• WORK TO COMPLETE:
Write the entries below out again exactly; any picture in them stays out.
■ ■ ■ ■ ■ ■ ■
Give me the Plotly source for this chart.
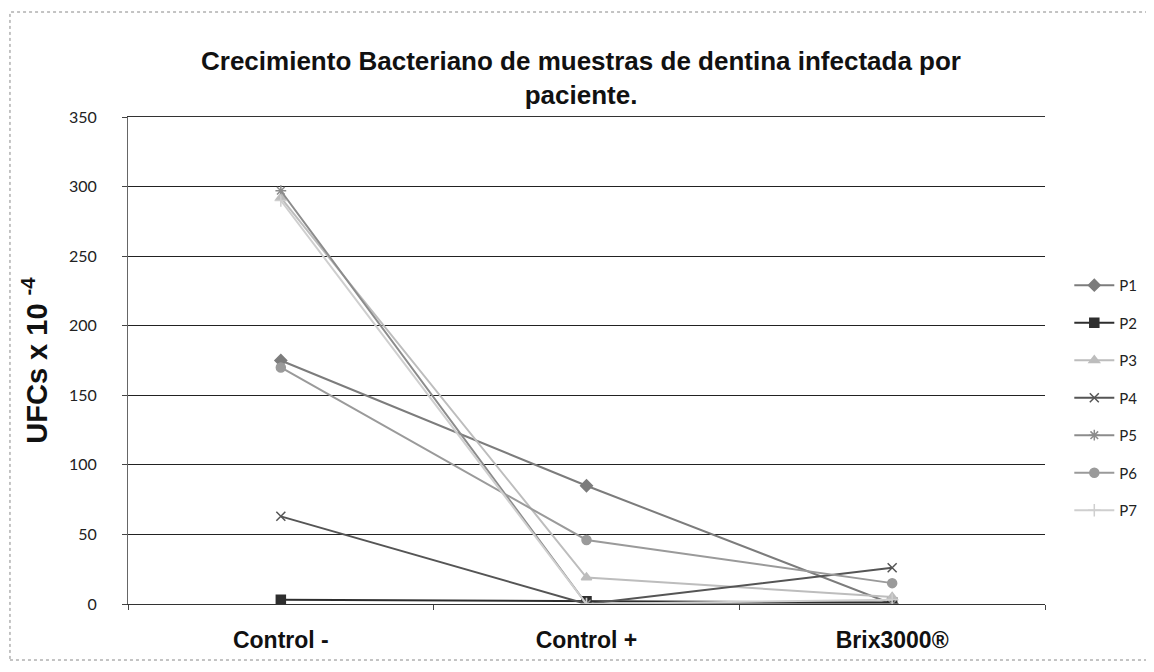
import plotly.graph_objects as go

categories = ["Control -", "Control +", "Brix3000®"]
series_names = ["P1", "P2", "P3", "P4", "P5", "P6", "P7"]
P1 = [175, 85, 0]
P2 = [3, 2, 1]
P3 = [292, 19, 5]
P4 = [63, 0, 26]
P5 = [297, 0, 0]
P6 = [170, 46, 15]
P7 = [290, 0, 3]
values = [P1, P2, P3, P4, P5, P6, P7]

colors = ["#7c7c7c", "#2e2e2e", "#bdbdbd", "#555555", "#8c8c8c", "#9a9a9a", "#cfcfcf"]
symbols = ["diamond", "square", "triangle-up", "x-thin-open", "asterisk-open", "circle", "cross-thin-open"]

fig = go.Figure()
for i, (name, vals) in enumerate(zip(series_names, values)):
    fig.add_trace(go.Scatter(
        x=categories, y=vals, name=name, mode="lines+markers",
        line=dict(color=colors[i], width=2),
        marker=dict(symbol=symbols[i], size=9, color=colors[i],
                    line=dict(color=colors[i], width=1.5)),
        legendgroup=name,
    ))

fig.update_layout(
    width=1146, height=664,
    margin=dict(l=120, r=109, t=109, b=68, autoexpand=False),
    paper_bgcolor="white", plot_bgcolor="white",
    title=dict(
        text="<b>Crecimiento Bacteriano de muestras de dentina infectada por<br>paciente.</b>",
        x=0.5, xanchor="center", y=0.907, yanchor="top",
        font=dict(family="Liberation Sans, Arial", size=26, color="#111111"),
    ),
    legend=dict(
        x=1.0265, xanchor="left", y=0.688, yanchor="top",
        font=dict(family="Lato, Open Sans", size=15, color="#222222"),
        tracegroupgap=15, itemwidth=40,
        bgcolor="rgba(0,0,0,0)",
    ),
    showlegend=True,
)
fig.update_xaxes(
    type="category", range=[-0.5, 2.5], showgrid=False, showline=True,
    linecolor="#333333", linewidth=1, mirror=True,
    ticks="outside", tickson="boundaries", ticklen=5, tickcolor="#444444",
    ticklabelstandoff=15,
    tickfont=dict(family="Liberation Sans, Arial", size=23, color="#111111"),
    tickprefix="<b>", ticksuffix="</b>",
)
fig.update_yaxes(
    range=[0, 350], dtick=50, showgrid=True, gridcolor="#222222", gridwidth=1,
    showline=True, linecolor="#666666", linewidth=1,
    ticks="outside", ticklen=5, tickcolor="#444444", zeroline=False,
    ticklabelstandoff=22,
    tickfont=dict(family="Lato, Open Sans", size=16, color="#222222"),
    title=dict(text="<b>UFCs x 10 <sup>-4</sup></b>", standoff=12,
               font=dict(family="Liberation Sans, Arial", size=29, color="#111111")),
)

fig.add_shape(type="rect", xref="paper", yref="paper",
              x0=-0.1287, x1=1.1167, y0=-0.115, y1=1.2156,
              line=dict(color="#888888", width=1, dash="dot"))

fig.write_html("out.html")
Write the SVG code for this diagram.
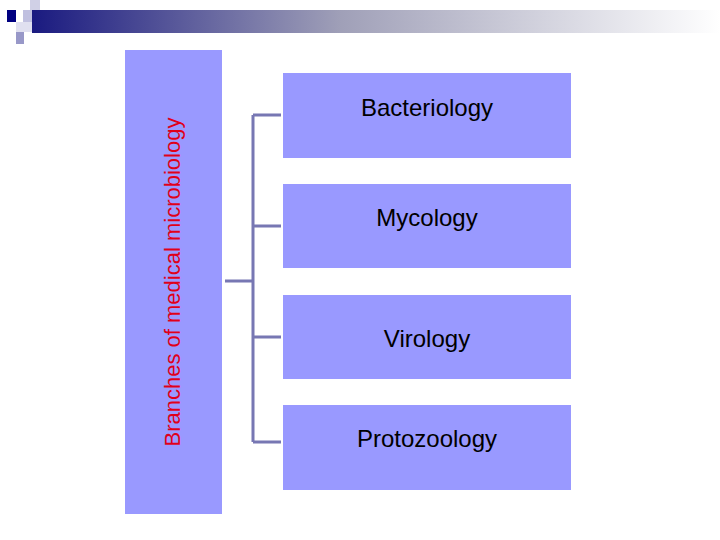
■ ■ ■ ■ ■ ■ ■
• RESULT OF THE EXERCISE:
Give me the Plotly source for this chart.
import plotly.graph_objects as go

categories = ["Control -", "Control +", "Brix3000®"]
series_names = ["P1", "P2", "P3", "P4", "P5", "P6", "P7"]
P1 = [175, 85, 0]
P2 = [3, 2, 1]
P3 = [292, 19, 5]
P4 = [63, 0, 26]
P5 = [297, 0, 0]
P6 = [170, 46, 15]
P7 = [290, 0, 3]
values = [P1, P2, P3, P4, P5, P6, P7]

colors = ["#7c7c7c", "#2e2e2e", "#bdbdbd", "#555555", "#8c8c8c", "#9a9a9a", "#cfcfcf"]
symbols = ["diamond", "square", "triangle-up", "x-thin-open", "asterisk-open", "circle", "cross-thin-open"]

fig = go.Figure()
for i, (name, vals) in enumerate(zip(series_names, values)):
    fig.add_trace(go.Scatter(
        x=categories, y=vals, name=name, mode="lines+markers",
        line=dict(color=colors[i], width=2),
        marker=dict(symbol=symbols[i], size=9, color=colors[i],
                    line=dict(color=colors[i], width=1.5)),
        legendgroup=name,
    ))

fig.update_layout(
    width=1146, height=664,
    margin=dict(l=120, r=109, t=109, b=68, autoexpand=False),
    paper_bgcolor="white", plot_bgcolor="white",
    title=dict(
        text="<b>Crecimiento Bacteriano de muestras de dentina infectada por<br>paciente.</b>",
        x=0.5, xanchor="center", y=0.907, yanchor="top",
        font=dict(family="Liberation Sans, Arial", size=26, color="#111111"),
    ),
    legend=dict(
        x=1.0265, xanchor="left", y=0.688, yanchor="top",
        font=dict(family="Lato, Open Sans", size=15, color="#222222"),
        tracegroupgap=15, itemwidth=40,
        bgcolor="rgba(0,0,0,0)",
    ),
    showlegend=True,
)
fig.update_xaxes(
    type="category", range=[-0.5, 2.5], showgrid=False, showline=True,
    linecolor="#333333", linewidth=1, mirror=True,
    ticks="outside", tickson="boundaries", ticklen=5, tickcolor="#444444",
    ticklabelstandoff=15,
    tickfont=dict(family="Liberation Sans, Arial", size=23, color="#111111"),
    tickprefix="<b>", ticksuffix="</b>",
)
fig.update_yaxes(
    range=[0, 350], dtick=50, showgrid=True, gridcolor="#222222", gridwidth=1,
    showline=True, linecolor="#666666", linewidth=1,
    ticks="outside", ticklen=5, tickcolor="#444444", zeroline=False,
    ticklabelstandoff=22,
    tickfont=dict(family="Lato, Open Sans", size=16, color="#222222"),
    title=dict(text="<b>UFCs x 10 <sup>-4</sup></b>", standoff=12,
               font=dict(family="Liberation Sans, Arial", size=29, color="#111111")),
)

fig.add_shape(type="rect", xref="paper", yref="paper",
              x0=-0.1287, x1=1.1167, y0=-0.115, y1=1.2156,
              line=dict(color="#888888", width=1, dash="dot"))

fig.write_html("out.html")
Write the SVG code for this diagram.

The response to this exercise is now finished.